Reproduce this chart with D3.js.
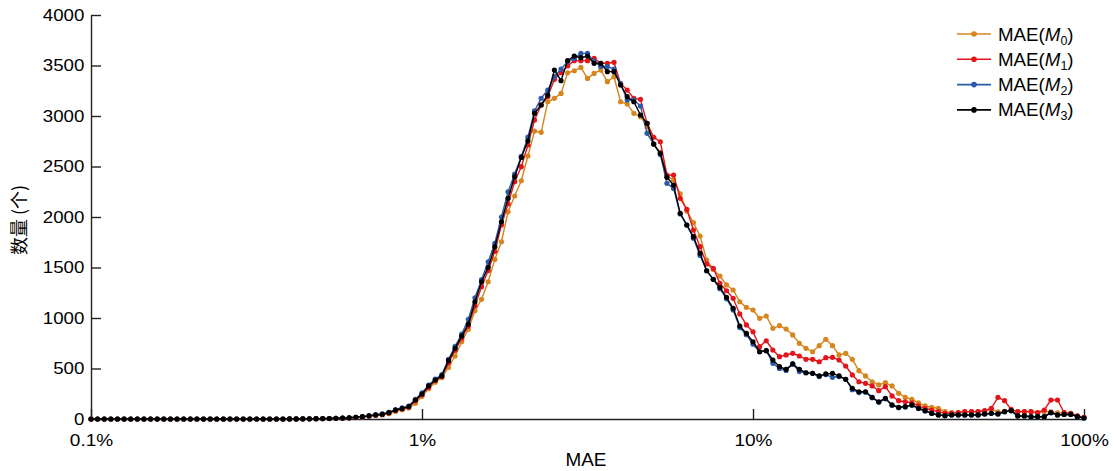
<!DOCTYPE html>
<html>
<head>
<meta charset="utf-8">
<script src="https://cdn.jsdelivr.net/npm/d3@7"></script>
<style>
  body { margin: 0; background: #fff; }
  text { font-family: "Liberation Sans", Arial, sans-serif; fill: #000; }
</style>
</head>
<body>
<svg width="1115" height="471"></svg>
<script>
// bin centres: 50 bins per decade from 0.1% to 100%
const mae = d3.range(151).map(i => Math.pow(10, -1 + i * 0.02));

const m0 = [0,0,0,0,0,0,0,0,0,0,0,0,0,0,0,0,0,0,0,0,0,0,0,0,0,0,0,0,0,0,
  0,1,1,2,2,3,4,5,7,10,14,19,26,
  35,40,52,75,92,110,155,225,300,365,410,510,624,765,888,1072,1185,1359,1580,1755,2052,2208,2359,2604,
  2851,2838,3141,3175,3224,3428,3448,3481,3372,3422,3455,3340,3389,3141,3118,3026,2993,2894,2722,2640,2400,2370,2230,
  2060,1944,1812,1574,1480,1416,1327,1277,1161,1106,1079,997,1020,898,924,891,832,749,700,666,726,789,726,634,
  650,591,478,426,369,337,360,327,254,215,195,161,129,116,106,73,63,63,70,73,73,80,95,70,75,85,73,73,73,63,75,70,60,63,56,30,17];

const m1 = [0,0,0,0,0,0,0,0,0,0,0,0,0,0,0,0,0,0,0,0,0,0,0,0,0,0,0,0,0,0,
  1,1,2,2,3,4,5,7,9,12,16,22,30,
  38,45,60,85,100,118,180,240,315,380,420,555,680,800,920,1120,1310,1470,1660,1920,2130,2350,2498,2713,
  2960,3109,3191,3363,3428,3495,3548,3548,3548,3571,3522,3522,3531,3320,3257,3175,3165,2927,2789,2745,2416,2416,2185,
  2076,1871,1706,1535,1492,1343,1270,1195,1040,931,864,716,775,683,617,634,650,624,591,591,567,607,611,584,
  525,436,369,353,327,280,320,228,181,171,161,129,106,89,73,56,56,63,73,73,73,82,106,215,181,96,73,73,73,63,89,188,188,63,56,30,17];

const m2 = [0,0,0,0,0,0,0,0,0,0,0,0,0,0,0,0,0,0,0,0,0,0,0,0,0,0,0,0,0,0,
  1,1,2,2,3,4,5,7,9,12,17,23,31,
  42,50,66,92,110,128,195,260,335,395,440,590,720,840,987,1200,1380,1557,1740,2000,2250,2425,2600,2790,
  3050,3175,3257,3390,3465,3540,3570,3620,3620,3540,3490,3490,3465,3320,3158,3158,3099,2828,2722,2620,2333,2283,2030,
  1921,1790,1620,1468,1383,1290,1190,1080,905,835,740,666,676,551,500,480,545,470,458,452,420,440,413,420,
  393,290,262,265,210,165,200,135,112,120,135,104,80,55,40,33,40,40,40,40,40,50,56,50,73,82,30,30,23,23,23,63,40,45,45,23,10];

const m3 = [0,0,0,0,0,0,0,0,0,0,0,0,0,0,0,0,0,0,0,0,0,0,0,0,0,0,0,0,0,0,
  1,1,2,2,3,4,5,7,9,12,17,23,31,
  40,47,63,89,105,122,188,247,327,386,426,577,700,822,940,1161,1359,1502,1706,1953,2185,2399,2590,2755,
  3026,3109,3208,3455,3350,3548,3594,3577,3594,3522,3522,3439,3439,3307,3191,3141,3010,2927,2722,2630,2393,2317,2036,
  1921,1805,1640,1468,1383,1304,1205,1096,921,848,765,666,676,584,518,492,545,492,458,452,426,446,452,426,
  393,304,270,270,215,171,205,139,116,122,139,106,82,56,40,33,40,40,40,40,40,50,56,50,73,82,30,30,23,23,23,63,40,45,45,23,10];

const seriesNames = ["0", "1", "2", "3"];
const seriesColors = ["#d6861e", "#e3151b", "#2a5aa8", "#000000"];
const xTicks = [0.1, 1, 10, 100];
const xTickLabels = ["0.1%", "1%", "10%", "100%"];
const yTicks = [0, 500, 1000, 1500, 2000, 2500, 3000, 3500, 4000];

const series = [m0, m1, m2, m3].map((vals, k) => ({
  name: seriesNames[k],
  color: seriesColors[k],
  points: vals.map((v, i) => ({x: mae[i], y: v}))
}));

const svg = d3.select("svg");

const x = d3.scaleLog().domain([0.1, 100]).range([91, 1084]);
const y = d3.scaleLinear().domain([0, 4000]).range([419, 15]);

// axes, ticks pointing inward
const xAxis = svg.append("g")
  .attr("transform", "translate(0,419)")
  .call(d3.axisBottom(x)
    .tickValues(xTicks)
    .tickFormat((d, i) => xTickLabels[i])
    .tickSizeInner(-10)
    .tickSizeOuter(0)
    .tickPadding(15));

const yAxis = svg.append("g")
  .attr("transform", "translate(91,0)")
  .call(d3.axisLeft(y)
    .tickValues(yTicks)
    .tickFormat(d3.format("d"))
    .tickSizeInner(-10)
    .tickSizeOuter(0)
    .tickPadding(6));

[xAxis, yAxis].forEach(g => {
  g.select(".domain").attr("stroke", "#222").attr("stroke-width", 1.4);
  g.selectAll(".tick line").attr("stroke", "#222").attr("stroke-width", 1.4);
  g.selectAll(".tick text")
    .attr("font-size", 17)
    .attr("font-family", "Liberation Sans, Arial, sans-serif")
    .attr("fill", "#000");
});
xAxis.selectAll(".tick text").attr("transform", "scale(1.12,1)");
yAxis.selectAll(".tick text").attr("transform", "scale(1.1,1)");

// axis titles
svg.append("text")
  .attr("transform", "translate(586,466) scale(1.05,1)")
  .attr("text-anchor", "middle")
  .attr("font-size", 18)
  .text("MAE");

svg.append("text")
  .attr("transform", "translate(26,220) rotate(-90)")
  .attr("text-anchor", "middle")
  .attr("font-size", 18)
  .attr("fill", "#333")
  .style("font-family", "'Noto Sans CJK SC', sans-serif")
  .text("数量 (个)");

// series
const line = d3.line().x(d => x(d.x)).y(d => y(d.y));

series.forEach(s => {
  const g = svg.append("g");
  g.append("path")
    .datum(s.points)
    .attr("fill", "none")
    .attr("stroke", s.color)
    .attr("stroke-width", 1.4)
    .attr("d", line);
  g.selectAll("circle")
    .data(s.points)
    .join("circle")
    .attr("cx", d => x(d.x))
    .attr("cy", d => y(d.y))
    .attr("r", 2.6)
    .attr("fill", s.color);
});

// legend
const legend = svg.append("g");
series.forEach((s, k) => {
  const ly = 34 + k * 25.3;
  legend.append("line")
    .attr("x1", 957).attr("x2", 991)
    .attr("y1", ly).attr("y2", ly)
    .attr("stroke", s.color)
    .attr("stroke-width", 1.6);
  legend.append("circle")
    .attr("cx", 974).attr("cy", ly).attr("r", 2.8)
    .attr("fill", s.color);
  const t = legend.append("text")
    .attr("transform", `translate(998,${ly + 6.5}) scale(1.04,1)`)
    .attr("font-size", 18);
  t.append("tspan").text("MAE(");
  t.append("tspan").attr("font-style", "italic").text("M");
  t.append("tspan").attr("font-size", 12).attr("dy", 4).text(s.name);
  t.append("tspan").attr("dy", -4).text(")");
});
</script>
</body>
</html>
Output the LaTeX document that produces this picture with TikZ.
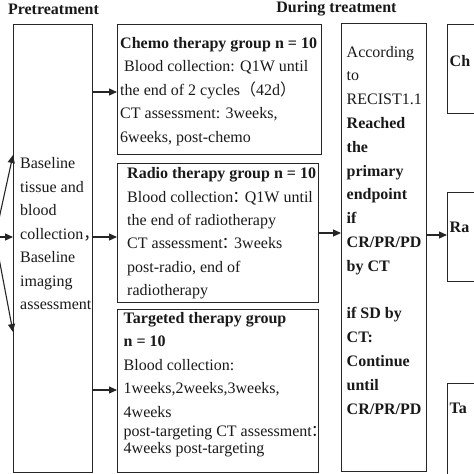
========================
TASK OBJECTIVE: Restate each entry word for word, please, but drop any images it holds.

REPLY TO THE TASK:
Reproduce this chart with D3.js.
<!DOCTYPE html>
<html>
<head>
<meta charset="utf-8">
<script src="https://cdn.jsdelivr.net/npm/d3@7"></script>
<style>
  body { margin: 0; background: #fff; }
  text { font-family: "Liberation Sans", Arial, sans-serif; fill: #000; }
</style>
</head>
<body>
<svg width="1115" height="471"></svg>
<script>
// bin centres: 50 bins per decade from 0.1% to 100%
const mae = d3.range(151).map(i => Math.pow(10, -1 + i * 0.02));

const m0 = [0,0,0,0,0,0,0,0,0,0,0,0,0,0,0,0,0,0,0,0,0,0,0,0,0,0,0,0,0,0,
  0,1,1,2,2,3,4,5,7,10,14,19,26,
  35,40,52,75,92,110,155,225,300,365,410,510,624,765,888,1072,1185,1359,1580,1755,2052,2208,2359,2604,
  2851,2838,3141,3175,3224,3428,3448,3481,3372,3422,3455,3340,3389,3141,3118,3026,2993,2894,2722,2640,2400,2370,2230,
  2060,1944,1812,1574,1480,1416,1327,1277,1161,1106,1079,997,1020,898,924,891,832,749,700,666,726,789,726,634,
  650,591,478,426,369,337,360,327,254,215,195,161,129,116,106,73,63,63,70,73,73,80,95,70,75,85,73,73,73,63,75,70,60,63,56,30,17];

const m1 = [0,0,0,0,0,0,0,0,0,0,0,0,0,0,0,0,0,0,0,0,0,0,0,0,0,0,0,0,0,0,
  1,1,2,2,3,4,5,7,9,12,16,22,30,
  38,45,60,85,100,118,180,240,315,380,420,555,680,800,920,1120,1310,1470,1660,1920,2130,2350,2498,2713,
  2960,3109,3191,3363,3428,3495,3548,3548,3548,3571,3522,3522,3531,3320,3257,3175,3165,2927,2789,2745,2416,2416,2185,
  2076,1871,1706,1535,1492,1343,1270,1195,1040,931,864,716,775,683,617,634,650,624,591,591,567,607,611,584,
  525,436,369,353,327,280,320,228,181,171,161,129,106,89,73,56,56,63,73,73,73,82,106,215,181,96,73,73,73,63,89,188,188,63,56,30,17];

const m2 = [0,0,0,0,0,0,0,0,0,0,0,0,0,0,0,0,0,0,0,0,0,0,0,0,0,0,0,0,0,0,
  1,1,2,2,3,4,5,7,9,12,17,23,31,
  42,50,66,92,110,128,195,260,335,395,440,590,720,840,987,1200,1380,1557,1740,2000,2250,2425,2600,2790,
  3050,3175,3257,3390,3465,3540,3570,3620,3620,3540,3490,3490,3465,3320,3158,3158,3099,2828,2722,2620,2333,2283,2030,
  1921,1790,1620,1468,1383,1290,1190,1080,905,835,740,666,676,551,500,480,545,470,458,452,420,440,413,420,
  393,290,262,265,210,165,200,135,112,120,135,104,80,55,40,33,40,40,40,40,40,50,56,50,73,82,30,30,23,23,23,63,40,45,45,23,10];

const m3 = [0,0,0,0,0,0,0,0,0,0,0,0,0,0,0,0,0,0,0,0,0,0,0,0,0,0,0,0,0,0,
  1,1,2,2,3,4,5,7,9,12,17,23,31,
  40,47,63,89,105,122,188,247,327,386,426,577,700,822,940,1161,1359,1502,1706,1953,2185,2399,2590,2755,
  3026,3109,3208,3455,3350,3548,3594,3577,3594,3522,3522,3439,3439,3307,3191,3141,3010,2927,2722,2630,2393,2317,2036,
  1921,1805,1640,1468,1383,1304,1205,1096,921,848,765,666,676,584,518,492,545,492,458,452,426,446,452,426,
  393,304,270,270,215,171,205,139,116,122,139,106,82,56,40,33,40,40,40,40,40,50,56,50,73,82,30,30,23,23,23,63,40,45,45,23,10];

const seriesNames = ["0", "1", "2", "3"];
const seriesColors = ["#d6861e", "#e3151b", "#2a5aa8", "#000000"];
const xTicks = [0.1, 1, 10, 100];
const xTickLabels = ["0.1%", "1%", "10%", "100%"];
const yTicks = [0, 500, 1000, 1500, 2000, 2500, 3000, 3500, 4000];

const series = [m0, m1, m2, m3].map((vals, k) => ({
  name: seriesNames[k],
  color: seriesColors[k],
  points: vals.map((v, i) => ({x: mae[i], y: v}))
}));

const svg = d3.select("svg");

const x = d3.scaleLog().domain([0.1, 100]).range([91, 1084]);
const y = d3.scaleLinear().domain([0, 4000]).range([419, 15]);

// axes, ticks pointing inward
const xAxis = svg.append("g")
  .attr("transform", "translate(0,419)")
  .call(d3.axisBottom(x)
    .tickValues(xTicks)
    .tickFormat((d, i) => xTickLabels[i])
    .tickSizeInner(-10)
    .tickSizeOuter(0)
    .tickPadding(15));

const yAxis = svg.append("g")
  .attr("transform", "translate(91,0)")
  .call(d3.axisLeft(y)
    .tickValues(yTicks)
    .tickFormat(d3.format("d"))
    .tickSizeInner(-10)
    .tickSizeOuter(0)
    .tickPadding(6));

[xAxis, yAxis].forEach(g => {
  g.select(".domain").attr("stroke", "#222").attr("stroke-width", 1.4);
  g.selectAll(".tick line").attr("stroke", "#222").attr("stroke-width", 1.4);
  g.selectAll(".tick text")
    .attr("font-size", 17)
    .attr("font-family", "Liberation Sans, Arial, sans-serif")
    .attr("fill", "#000");
});
xAxis.selectAll(".tick text").attr("transform", "scale(1.12,1)");
yAxis.selectAll(".tick text").attr("transform", "scale(1.1,1)");

// axis titles
svg.append("text")
  .attr("transform", "translate(586,466) scale(1.05,1)")
  .attr("text-anchor", "middle")
  .attr("font-size", 18)
  .text("MAE");

svg.append("text")
  .attr("transform", "translate(26,220) rotate(-90)")
  .attr("text-anchor", "middle")
  .attr("font-size", 18)
  .attr("fill", "#333")
  .style("font-family", "'Noto Sans CJK SC', sans-serif")
  .text("数量 (个)");

// series
const line = d3.line().x(d => x(d.x)).y(d => y(d.y));

series.forEach(s => {
  const g = svg.append("g");
  g.append("path")
    .datum(s.points)
    .attr("fill", "none")
    .attr("stroke", s.color)
    .attr("stroke-width", 1.4)
    .attr("d", line);
  g.selectAll("circle")
    .data(s.points)
    .join("circle")
    .attr("cx", d => x(d.x))
    .attr("cy", d => y(d.y))
    .attr("r", 2.6)
    .attr("fill", s.color);
});

// legend
const legend = svg.append("g");
series.forEach((s, k) => {
  const ly = 34 + k * 25.3;
  legend.append("line")
    .attr("x1", 957).attr("x2", 991)
    .attr("y1", ly).attr("y2", ly)
    .attr("stroke", s.color)
    .attr("stroke-width", 1.6);
  legend.append("circle")
    .attr("cx", 974).attr("cy", ly).attr("r", 2.8)
    .attr("fill", s.color);
  const t = legend.append("text")
    .attr("transform", `translate(998,${ly + 6.5}) scale(1.04,1)`)
    .attr("font-size", 18);
  t.append("tspan").text("MAE(");
  t.append("tspan").attr("font-style", "italic").text("M");
  t.append("tspan").attr("font-size", 12).attr("dy", 4).text(s.name);
  t.append("tspan").attr("dy", -4).text(")");
});
</script>
</body>
</html>
Output the LaTeX document that produces this picture with TikZ.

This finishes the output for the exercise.